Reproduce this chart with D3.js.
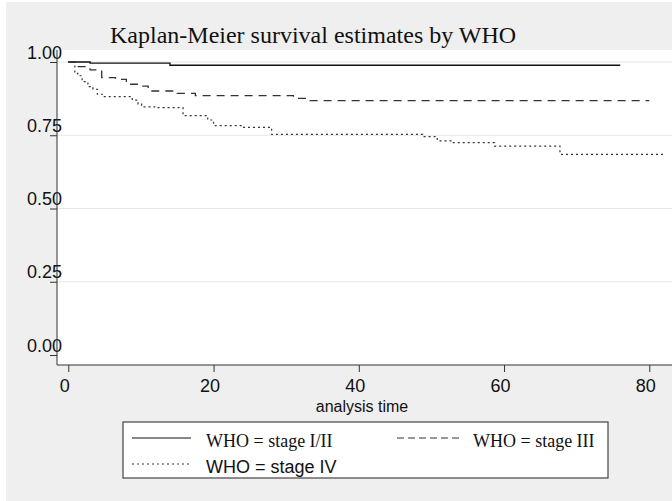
<!DOCTYPE html>
<meta charset="utf-8">
<title>Kaplan-Meier survival estimates by WHO</title>
<head>
    <script src="https://cdn.jsdelivr.net/npm/d3@7"></script>
</head>
<body style="margin: 0px; background: #fff">
<script>

    // step times (analysis time) and survival for each WHO stage, last point = end of follow-up
    var stage12Time = [0, 3, 14, 76];
    var stage12Surv = [1, 0.996, 0.989, 0.989];

    var stage3Time = [0, 1, 3, 4.6, 6.5, 8, 9.5, 11, 15, 17.5, 31, 33, 80];
    var stage3Surv = [1, 0.984, 0.973, 0.947, 0.941, 0.924, 0.918, 0.901, 0.893, 0.885, 0.876, 0.868, 0.868];

    var stage4Time = [0, 0.9, 1.3, 1.9, 2.7, 3.4, 4.0, 4.8, 8.8, 9.6, 10.1, 11.9, 15.8, 19.2, 20, 24, 28,
        48.8, 50.8, 52.9, 58.7, 67.7, 82];
    var stage4Surv = [1, 0.961, 0.953, 0.933, 0.916, 0.907, 0.890, 0.882, 0.870, 0.856, 0.847, 0.844, 0.817,
        0.802, 0.783, 0.777, 0.753, 0.745, 0.731, 0.725, 0.713, 0.685, 0.685];

    var xTicks = [0, 20, 40, 60, 80];
    var yTicks = [0, 0.25, 0.5, 0.75, 1];
    var gridTicks = [0.25, 0.5, 0.75, 1];

    var legendLabels = ["WHO = stage I/II", "WHO = stage III", "WHO = stage IV"];

    var width = 672,
            height = 501;

    var svg = d3.select("body").append("svg")
            .attr("width", width)
            .attr("height", height)
            .style("display", "block");

    // outer grey background
    svg.append("rect").attr("x", 6).attr("y", 2).attr("width", width - 6).attr("height", height - 2)
            .attr("fill", "#efefef");

    var x = d3.scaleLinear().domain([0, 80]).range([68.3, 649.3]);
    var y = d3.scaleLinear().domain([0, 1]).range([355, 62]);

    // plot region
    svg.append("rect").attr("x", 57).attr("y", 50).attr("width", width - 57).attr("height", 315)
            .attr("fill", "#fff");

    svg.selectAll(".grid").data(gridTicks).enter().append("line")
            .attr("x1", 57).attr("x2", width)
            .attr("y1", function (d) { return y(d); })
            .attr("y2", function (d) { return y(d); })
            .attr("stroke", "#e6e6e6").attr("stroke-width", 1.2);

    // title
    svg.append("text").attr("x", 110).attr("y", 43)
            .style("font-family", "'Liberation Serif', 'Times New Roman', serif")
            .style("font-size", "24px").attr("fill", "#111")
            .text("Kaplan-Meier survival estimates by WHO");

    // y axis
    var yAxis = svg.append("g").attr("transform", "translate(57,0)")
            .call(d3.axisLeft(y).tickValues(yTicks).tickSize(7).tickSizeOuter(0).tickFormat(d3.format(".2f")));
    yAxis.select(".domain").remove();
    yAxis.append("line").attr("x1", 0).attr("x2", 0).attr("y1", 50).attr("y2", 365).attr("stroke", "#333");
    yAxis.selectAll(".tick line").attr("stroke", "#333");
    yAxis.selectAll(".tick text")
            .attr("x", 5).attr("dy", "-4px")
            .style("font-family", "'Liberation Sans', Arial, sans-serif")
            .style("font-size", "18px").attr("fill", "#111");

    // x axis
    var xAxis = svg.append("g").attr("transform", "translate(0,365)")
            .call(d3.axisBottom(x).tickValues(xTicks).tickSize(7).tickSizeOuter(0));
    xAxis.select(".domain").remove();
    xAxis.append("line").attr("x1", 57).attr("x2", width).attr("y1", 0).attr("y2", 0).attr("stroke", "#333");
    xAxis.selectAll(".tick line").attr("stroke", "#333");
    xAxis.selectAll(".tick text")
            .attr("x", -4).attr("y", 27).attr("dy", null)
            .style("font-family", "'Liberation Sans', Arial, sans-serif")
            .style("font-size", "18px").attr("fill", "#111");

    svg.append("text").attr("x", 362).attr("y", 412).attr("text-anchor", "middle")
            .style("font-family", "'Liberation Sans', Arial, sans-serif")
            .style("font-size", "16px").attr("fill", "#111")
            .text("analysis time");

    // survival curves
    var line = d3.line()
            .x(function (d) { return x(d[0]); })
            .y(function (d) { return y(d[1]); })
            .curve(d3.curveStepAfter);

    var series = [
        {t: stage12Time, s: stage12Surv, dash: null, color: "#111", w: 1.4},
        {t: stage3Time, s: stage3Surv, dash: "8,6", color: "#333", w: 1.3},
        {t: stage4Time, s: stage4Surv, dash: "2,3", color: "#333", w: 1.2}
    ];

    series.forEach(function (sr) {
        var pts = sr.t.map(function (t, i) { return [t, sr.s[i]]; });
        svg.append("path").datum(pts)
                .attr("d", line)
                .attr("fill", "none")
                .attr("stroke", sr.color)
                .attr("stroke-width", sr.w)
                .attr("stroke-dasharray", sr.dash);
    });

    // legend
    var lg = svg.append("g");
    lg.append("rect").attr("x", 123).attr("y", 422).attr("width", 485).attr("height", 56)
            .attr("fill", "#fff").attr("stroke", "#444").attr("stroke-width", 1.2);

    var legendPos = [
        {x1: 132, x2: 191, ly: 438, tx: 206, ty: 447, font: "'Liberation Serif', 'Times New Roman', serif"},
        {x1: 397, x2: 462, ly: 438, tx: 473, ty: 447, font: "'Liberation Serif', 'Times New Roman', serif"},
        {x1: 132, x2: 191, ly: 464, tx: 206, ty: 473, font: "'Liberation Sans', Arial, sans-serif"}
    ];

    legendLabels.forEach(function (lab, i) {
        var p = legendPos[i], sr = series[i];
        lg.append("line").attr("x1", p.x1).attr("x2", p.x2).attr("y1", p.ly).attr("y2", p.ly)
                .attr("stroke", sr.color).attr("stroke-width", 1.2)
                .attr("stroke-dasharray", i === 1 ? "7,4" : sr.dash);
        lg.append("text").attr("x", p.tx).attr("y", p.ty)
                .style("font-family", p.font).style("font-size", "18px").attr("fill", "#111")
                .text(lab);
    });

</script>
</body>
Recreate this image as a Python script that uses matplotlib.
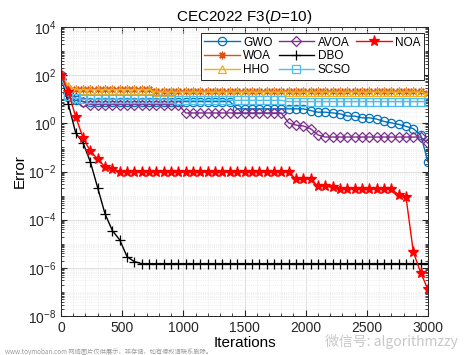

== TASK DESCRIPTION ==
Copy each line exactly, and leave the pictures out of your copy.

== RESULT ==
Reproduce this chart with D3.js.
<!DOCTYPE html>
<meta charset="utf-8">
<title>Kaplan-Meier survival estimates by WHO</title>
<head>
    <script src="https://cdn.jsdelivr.net/npm/d3@7"></script>
</head>
<body style="margin: 0px; background: #fff">
<script>

    // step times (analysis time) and survival for each WHO stage, last point = end of follow-up
    var stage12Time = [0, 3, 14, 76];
    var stage12Surv = [1, 0.996, 0.989, 0.989];

    var stage3Time = [0, 1, 3, 4.6, 6.5, 8, 9.5, 11, 15, 17.5, 31, 33, 80];
    var stage3Surv = [1, 0.984, 0.973, 0.947, 0.941, 0.924, 0.918, 0.901, 0.893, 0.885, 0.876, 0.868, 0.868];

    var stage4Time = [0, 0.9, 1.3, 1.9, 2.7, 3.4, 4.0, 4.8, 8.8, 9.6, 10.1, 11.9, 15.8, 19.2, 20, 24, 28,
        48.8, 50.8, 52.9, 58.7, 67.7, 82];
    var stage4Surv = [1, 0.961, 0.953, 0.933, 0.916, 0.907, 0.890, 0.882, 0.870, 0.856, 0.847, 0.844, 0.817,
        0.802, 0.783, 0.777, 0.753, 0.745, 0.731, 0.725, 0.713, 0.685, 0.685];

    var xTicks = [0, 20, 40, 60, 80];
    var yTicks = [0, 0.25, 0.5, 0.75, 1];
    var gridTicks = [0.25, 0.5, 0.75, 1];

    var legendLabels = ["WHO = stage I/II", "WHO = stage III", "WHO = stage IV"];

    var width = 672,
            height = 501;

    var svg = d3.select("body").append("svg")
            .attr("width", width)
            .attr("height", height)
            .style("display", "block");

    // outer grey background
    svg.append("rect").attr("x", 6).attr("y", 2).attr("width", width - 6).attr("height", height - 2)
            .attr("fill", "#efefef");

    var x = d3.scaleLinear().domain([0, 80]).range([68.3, 649.3]);
    var y = d3.scaleLinear().domain([0, 1]).range([355, 62]);

    // plot region
    svg.append("rect").attr("x", 57).attr("y", 50).attr("width", width - 57).attr("height", 315)
            .attr("fill", "#fff");

    svg.selectAll(".grid").data(gridTicks).enter().append("line")
            .attr("x1", 57).attr("x2", width)
            .attr("y1", function (d) { return y(d); })
            .attr("y2", function (d) { return y(d); })
            .attr("stroke", "#e6e6e6").attr("stroke-width", 1.2);

    // title
    svg.append("text").attr("x", 110).attr("y", 43)
            .style("font-family", "'Liberation Serif', 'Times New Roman', serif")
            .style("font-size", "24px").attr("fill", "#111")
            .text("Kaplan-Meier survival estimates by WHO");

    // y axis
    var yAxis = svg.append("g").attr("transform", "translate(57,0)")
            .call(d3.axisLeft(y).tickValues(yTicks).tickSize(7).tickSizeOuter(0).tickFormat(d3.format(".2f")));
    yAxis.select(".domain").remove();
    yAxis.append("line").attr("x1", 0).attr("x2", 0).attr("y1", 50).attr("y2", 365).attr("stroke", "#333");
    yAxis.selectAll(".tick line").attr("stroke", "#333");
    yAxis.selectAll(".tick text")
            .attr("x", 5).attr("dy", "-4px")
            .style("font-family", "'Liberation Sans', Arial, sans-serif")
            .style("font-size", "18px").attr("fill", "#111");

    // x axis
    var xAxis = svg.append("g").attr("transform", "translate(0,365)")
            .call(d3.axisBottom(x).tickValues(xTicks).tickSize(7).tickSizeOuter(0));
    xAxis.select(".domain").remove();
    xAxis.append("line").attr("x1", 57).attr("x2", width).attr("y1", 0).attr("y2", 0).attr("stroke", "#333");
    xAxis.selectAll(".tick line").attr("stroke", "#333");
    xAxis.selectAll(".tick text")
            .attr("x", -4).attr("y", 27).attr("dy", null)
            .style("font-family", "'Liberation Sans', Arial, sans-serif")
            .style("font-size", "18px").attr("fill", "#111");

    svg.append("text").attr("x", 362).attr("y", 412).attr("text-anchor", "middle")
            .style("font-family", "'Liberation Sans', Arial, sans-serif")
            .style("font-size", "16px").attr("fill", "#111")
            .text("analysis time");

    // survival curves
    var line = d3.line()
            .x(function (d) { return x(d[0]); })
            .y(function (d) { return y(d[1]); })
            .curve(d3.curveStepAfter);

    var series = [
        {t: stage12Time, s: stage12Surv, dash: null, color: "#111", w: 1.4},
        {t: stage3Time, s: stage3Surv, dash: "8,6", color: "#333", w: 1.3},
        {t: stage4Time, s: stage4Surv, dash: "2,3", color: "#333", w: 1.2}
    ];

    series.forEach(function (sr) {
        var pts = sr.t.map(function (t, i) { return [t, sr.s[i]]; });
        svg.append("path").datum(pts)
                .attr("d", line)
                .attr("fill", "none")
                .attr("stroke", sr.color)
                .attr("stroke-width", sr.w)
                .attr("stroke-dasharray", sr.dash);
    });

    // legend
    var lg = svg.append("g");
    lg.append("rect").attr("x", 123).attr("y", 422).attr("width", 485).attr("height", 56)
            .attr("fill", "#fff").attr("stroke", "#444").attr("stroke-width", 1.2);

    var legendPos = [
        {x1: 132, x2: 191, ly: 438, tx: 206, ty: 447, font: "'Liberation Serif', 'Times New Roman', serif"},
        {x1: 397, x2: 462, ly: 438, tx: 473, ty: 447, font: "'Liberation Serif', 'Times New Roman', serif"},
        {x1: 132, x2: 191, ly: 464, tx: 206, ty: 473, font: "'Liberation Sans', Arial, sans-serif"}
    ];

    legendLabels.forEach(function (lab, i) {
        var p = legendPos[i], sr = series[i];
        lg.append("line").attr("x1", p.x1).attr("x2", p.x2).attr("y1", p.ly).attr("y2", p.ly)
                .attr("stroke", sr.color).attr("stroke-width", 1.2)
                .attr("stroke-dasharray", i === 1 ? "7,4" : sr.dash);
        lg.append("text").attr("x", p.tx).attr("y", p.ty)
                .style("font-family", p.font).style("font-size", "18px").attr("fill", "#111")
                .text(lab);
    });

</script>
</body>
Recreate this image as a Python script that uses matplotlib.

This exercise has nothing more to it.